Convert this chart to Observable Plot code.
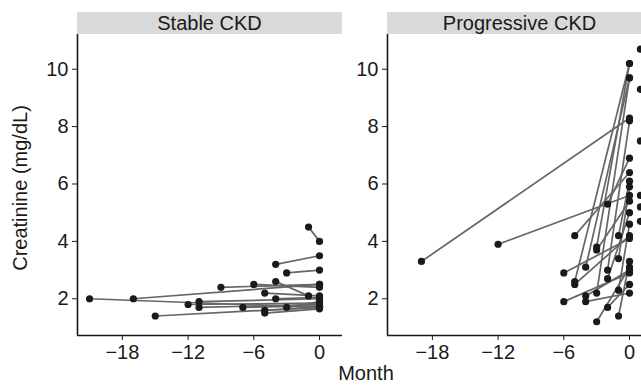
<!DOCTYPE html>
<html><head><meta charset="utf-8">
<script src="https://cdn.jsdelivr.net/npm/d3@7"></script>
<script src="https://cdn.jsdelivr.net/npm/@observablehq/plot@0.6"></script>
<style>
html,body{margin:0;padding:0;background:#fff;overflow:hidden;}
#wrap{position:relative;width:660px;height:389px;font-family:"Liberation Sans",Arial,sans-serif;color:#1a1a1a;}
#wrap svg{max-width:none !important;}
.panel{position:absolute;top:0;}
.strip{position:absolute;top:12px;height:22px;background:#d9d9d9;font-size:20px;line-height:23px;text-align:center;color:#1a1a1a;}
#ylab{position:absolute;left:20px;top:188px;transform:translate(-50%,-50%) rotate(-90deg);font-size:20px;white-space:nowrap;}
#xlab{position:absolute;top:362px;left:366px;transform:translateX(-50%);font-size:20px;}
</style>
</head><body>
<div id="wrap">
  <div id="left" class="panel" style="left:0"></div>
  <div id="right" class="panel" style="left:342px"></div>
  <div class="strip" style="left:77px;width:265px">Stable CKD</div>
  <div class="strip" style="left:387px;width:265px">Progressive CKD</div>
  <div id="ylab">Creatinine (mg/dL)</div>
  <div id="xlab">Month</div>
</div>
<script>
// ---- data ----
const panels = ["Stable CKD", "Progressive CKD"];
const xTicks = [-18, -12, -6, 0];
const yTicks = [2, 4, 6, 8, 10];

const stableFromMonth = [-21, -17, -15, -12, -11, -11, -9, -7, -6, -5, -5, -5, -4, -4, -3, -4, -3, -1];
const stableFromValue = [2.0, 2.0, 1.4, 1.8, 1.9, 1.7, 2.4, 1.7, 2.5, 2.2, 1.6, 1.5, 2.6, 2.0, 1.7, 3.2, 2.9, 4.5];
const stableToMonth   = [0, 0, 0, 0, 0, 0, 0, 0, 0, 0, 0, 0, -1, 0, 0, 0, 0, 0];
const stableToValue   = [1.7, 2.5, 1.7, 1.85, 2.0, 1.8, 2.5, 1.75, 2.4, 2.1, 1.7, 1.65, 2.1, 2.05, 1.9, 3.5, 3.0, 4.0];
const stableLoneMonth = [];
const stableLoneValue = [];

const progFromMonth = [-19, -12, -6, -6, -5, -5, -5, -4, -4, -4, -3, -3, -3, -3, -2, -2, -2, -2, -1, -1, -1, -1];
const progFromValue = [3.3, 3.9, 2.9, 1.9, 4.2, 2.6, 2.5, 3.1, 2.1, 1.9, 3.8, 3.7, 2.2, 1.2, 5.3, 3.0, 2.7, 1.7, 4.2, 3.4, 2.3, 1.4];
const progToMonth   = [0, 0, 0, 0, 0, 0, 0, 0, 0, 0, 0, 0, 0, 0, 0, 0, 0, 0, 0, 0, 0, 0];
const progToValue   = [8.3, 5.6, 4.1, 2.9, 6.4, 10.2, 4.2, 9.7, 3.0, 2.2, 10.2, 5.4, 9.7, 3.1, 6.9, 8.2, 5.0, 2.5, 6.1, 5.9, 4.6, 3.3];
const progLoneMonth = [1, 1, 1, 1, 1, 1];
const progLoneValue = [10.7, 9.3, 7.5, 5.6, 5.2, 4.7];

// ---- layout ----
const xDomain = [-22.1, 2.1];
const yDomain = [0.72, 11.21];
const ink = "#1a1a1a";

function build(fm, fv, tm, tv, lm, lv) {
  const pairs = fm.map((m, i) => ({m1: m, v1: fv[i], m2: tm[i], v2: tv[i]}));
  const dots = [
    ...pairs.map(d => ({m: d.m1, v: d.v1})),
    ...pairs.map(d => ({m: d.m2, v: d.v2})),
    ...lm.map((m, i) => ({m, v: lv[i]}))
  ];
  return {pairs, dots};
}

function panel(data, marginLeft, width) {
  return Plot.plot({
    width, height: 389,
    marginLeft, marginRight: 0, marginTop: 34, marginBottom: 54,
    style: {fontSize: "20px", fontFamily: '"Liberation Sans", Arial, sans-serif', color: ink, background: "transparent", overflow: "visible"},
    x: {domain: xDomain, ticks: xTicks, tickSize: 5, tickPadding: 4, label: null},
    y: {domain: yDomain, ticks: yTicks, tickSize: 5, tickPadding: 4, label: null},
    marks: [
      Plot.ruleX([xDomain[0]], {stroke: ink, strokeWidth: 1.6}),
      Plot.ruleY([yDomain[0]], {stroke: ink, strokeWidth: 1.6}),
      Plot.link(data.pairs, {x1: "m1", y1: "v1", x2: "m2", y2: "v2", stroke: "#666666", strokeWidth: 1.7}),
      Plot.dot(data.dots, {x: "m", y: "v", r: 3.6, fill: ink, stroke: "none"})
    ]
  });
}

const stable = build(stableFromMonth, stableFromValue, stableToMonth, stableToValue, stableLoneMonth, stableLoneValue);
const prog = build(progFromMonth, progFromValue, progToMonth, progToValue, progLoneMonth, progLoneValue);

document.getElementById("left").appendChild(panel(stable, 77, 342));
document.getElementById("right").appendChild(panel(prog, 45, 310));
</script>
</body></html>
==
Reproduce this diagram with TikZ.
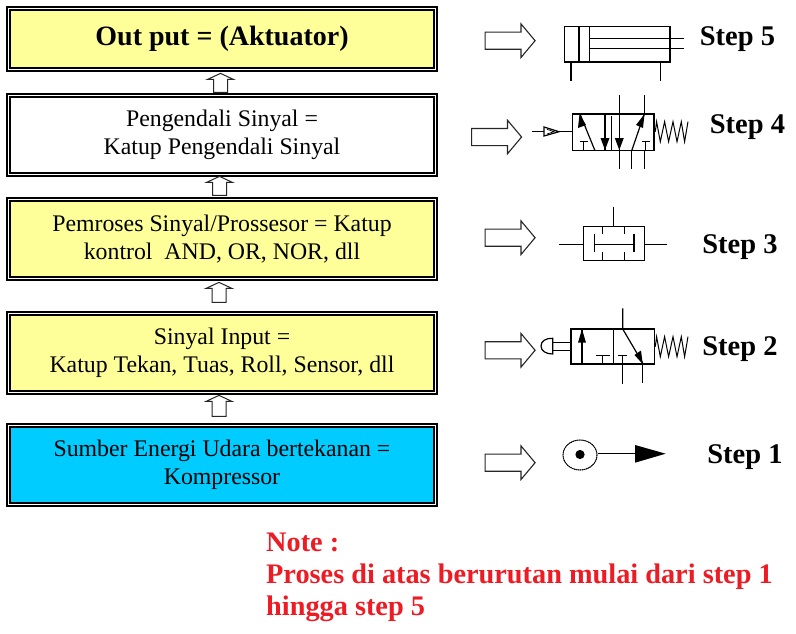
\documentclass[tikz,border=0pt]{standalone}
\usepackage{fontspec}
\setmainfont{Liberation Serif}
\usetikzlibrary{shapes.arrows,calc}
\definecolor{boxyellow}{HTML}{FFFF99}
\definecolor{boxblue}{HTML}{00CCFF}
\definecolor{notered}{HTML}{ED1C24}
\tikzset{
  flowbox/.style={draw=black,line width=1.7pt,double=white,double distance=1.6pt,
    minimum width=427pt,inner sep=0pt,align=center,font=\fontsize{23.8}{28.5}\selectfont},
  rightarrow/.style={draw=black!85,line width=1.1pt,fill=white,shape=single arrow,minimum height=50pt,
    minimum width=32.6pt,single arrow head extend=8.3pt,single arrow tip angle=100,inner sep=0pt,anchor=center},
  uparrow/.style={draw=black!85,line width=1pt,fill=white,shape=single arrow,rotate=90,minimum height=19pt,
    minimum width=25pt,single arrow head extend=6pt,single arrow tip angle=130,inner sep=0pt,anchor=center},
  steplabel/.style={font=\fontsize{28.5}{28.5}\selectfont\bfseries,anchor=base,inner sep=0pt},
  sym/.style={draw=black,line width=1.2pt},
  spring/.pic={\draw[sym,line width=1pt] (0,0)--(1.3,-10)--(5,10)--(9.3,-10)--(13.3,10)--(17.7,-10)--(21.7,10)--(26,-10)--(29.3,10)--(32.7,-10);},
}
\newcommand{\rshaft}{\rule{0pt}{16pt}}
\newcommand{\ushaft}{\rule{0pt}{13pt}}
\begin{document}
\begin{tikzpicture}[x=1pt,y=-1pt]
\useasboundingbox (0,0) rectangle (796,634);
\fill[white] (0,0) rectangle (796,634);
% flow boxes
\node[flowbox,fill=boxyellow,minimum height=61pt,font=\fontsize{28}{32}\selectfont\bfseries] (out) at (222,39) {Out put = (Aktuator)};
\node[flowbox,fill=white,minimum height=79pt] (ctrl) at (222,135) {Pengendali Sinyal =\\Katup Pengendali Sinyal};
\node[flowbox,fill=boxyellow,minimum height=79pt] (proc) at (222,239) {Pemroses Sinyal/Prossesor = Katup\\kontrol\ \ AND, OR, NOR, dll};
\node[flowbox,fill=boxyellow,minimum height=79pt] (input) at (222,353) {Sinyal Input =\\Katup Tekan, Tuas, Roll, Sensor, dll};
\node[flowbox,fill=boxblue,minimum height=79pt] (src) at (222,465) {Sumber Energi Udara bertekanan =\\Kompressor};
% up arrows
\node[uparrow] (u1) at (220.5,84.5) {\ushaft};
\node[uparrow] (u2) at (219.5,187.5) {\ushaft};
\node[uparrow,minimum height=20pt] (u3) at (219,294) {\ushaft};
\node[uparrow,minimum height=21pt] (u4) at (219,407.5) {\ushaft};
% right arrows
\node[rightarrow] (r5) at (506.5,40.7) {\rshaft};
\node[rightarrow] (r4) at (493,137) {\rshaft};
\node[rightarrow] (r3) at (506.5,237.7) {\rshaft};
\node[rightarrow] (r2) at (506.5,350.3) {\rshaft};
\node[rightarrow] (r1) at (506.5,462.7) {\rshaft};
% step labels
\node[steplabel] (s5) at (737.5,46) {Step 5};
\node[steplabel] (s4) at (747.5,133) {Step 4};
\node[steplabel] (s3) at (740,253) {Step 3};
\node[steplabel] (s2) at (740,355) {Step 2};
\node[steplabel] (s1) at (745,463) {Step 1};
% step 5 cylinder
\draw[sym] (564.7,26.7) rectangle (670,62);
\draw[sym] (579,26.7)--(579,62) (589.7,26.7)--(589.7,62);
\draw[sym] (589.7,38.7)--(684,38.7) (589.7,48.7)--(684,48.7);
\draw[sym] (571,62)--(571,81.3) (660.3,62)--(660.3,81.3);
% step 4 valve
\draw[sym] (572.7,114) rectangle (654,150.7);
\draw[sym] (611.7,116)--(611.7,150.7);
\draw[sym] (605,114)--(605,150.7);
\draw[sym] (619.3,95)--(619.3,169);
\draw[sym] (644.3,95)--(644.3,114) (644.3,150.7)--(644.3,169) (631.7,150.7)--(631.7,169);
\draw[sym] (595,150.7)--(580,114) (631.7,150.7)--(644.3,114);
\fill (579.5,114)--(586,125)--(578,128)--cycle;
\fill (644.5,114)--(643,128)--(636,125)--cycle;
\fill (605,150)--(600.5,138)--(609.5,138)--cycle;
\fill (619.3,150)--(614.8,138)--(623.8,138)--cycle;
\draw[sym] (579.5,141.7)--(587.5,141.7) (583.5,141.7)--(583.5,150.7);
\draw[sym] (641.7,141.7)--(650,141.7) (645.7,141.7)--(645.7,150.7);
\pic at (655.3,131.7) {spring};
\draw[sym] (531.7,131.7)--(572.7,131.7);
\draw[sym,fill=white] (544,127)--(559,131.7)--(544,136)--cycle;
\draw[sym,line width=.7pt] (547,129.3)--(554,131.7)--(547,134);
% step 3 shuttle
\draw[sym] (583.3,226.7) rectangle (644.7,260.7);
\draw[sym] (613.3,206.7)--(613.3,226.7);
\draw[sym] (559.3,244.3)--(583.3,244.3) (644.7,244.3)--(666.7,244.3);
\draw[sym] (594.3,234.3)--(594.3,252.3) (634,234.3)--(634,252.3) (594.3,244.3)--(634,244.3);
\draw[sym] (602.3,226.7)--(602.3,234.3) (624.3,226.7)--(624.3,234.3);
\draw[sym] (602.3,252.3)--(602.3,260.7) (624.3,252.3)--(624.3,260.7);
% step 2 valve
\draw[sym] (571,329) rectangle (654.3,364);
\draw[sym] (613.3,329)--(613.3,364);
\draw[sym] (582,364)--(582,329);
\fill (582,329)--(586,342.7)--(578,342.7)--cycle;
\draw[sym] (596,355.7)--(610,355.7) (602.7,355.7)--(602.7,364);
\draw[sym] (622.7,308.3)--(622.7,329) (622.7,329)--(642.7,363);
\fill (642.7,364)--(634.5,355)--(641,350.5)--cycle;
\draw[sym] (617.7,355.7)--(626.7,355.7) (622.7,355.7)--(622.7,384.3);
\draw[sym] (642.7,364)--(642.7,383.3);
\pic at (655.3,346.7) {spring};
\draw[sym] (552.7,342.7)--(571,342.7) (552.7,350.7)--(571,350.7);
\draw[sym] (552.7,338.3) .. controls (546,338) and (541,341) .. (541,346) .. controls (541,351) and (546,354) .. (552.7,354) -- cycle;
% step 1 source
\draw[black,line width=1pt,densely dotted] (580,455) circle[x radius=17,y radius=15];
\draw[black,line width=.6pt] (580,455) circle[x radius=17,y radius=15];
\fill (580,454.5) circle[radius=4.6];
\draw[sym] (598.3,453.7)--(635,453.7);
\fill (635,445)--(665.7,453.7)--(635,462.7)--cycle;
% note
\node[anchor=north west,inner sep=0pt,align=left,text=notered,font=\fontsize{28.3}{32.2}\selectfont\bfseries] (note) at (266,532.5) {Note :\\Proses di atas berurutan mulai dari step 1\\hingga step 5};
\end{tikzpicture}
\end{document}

- _Task requirements_: Filter the data for the string "this" and copy every line that has it.

- _Solved exercise_:
Convert this chart to Observable Plot code.
Reproduce this diagram with TikZ.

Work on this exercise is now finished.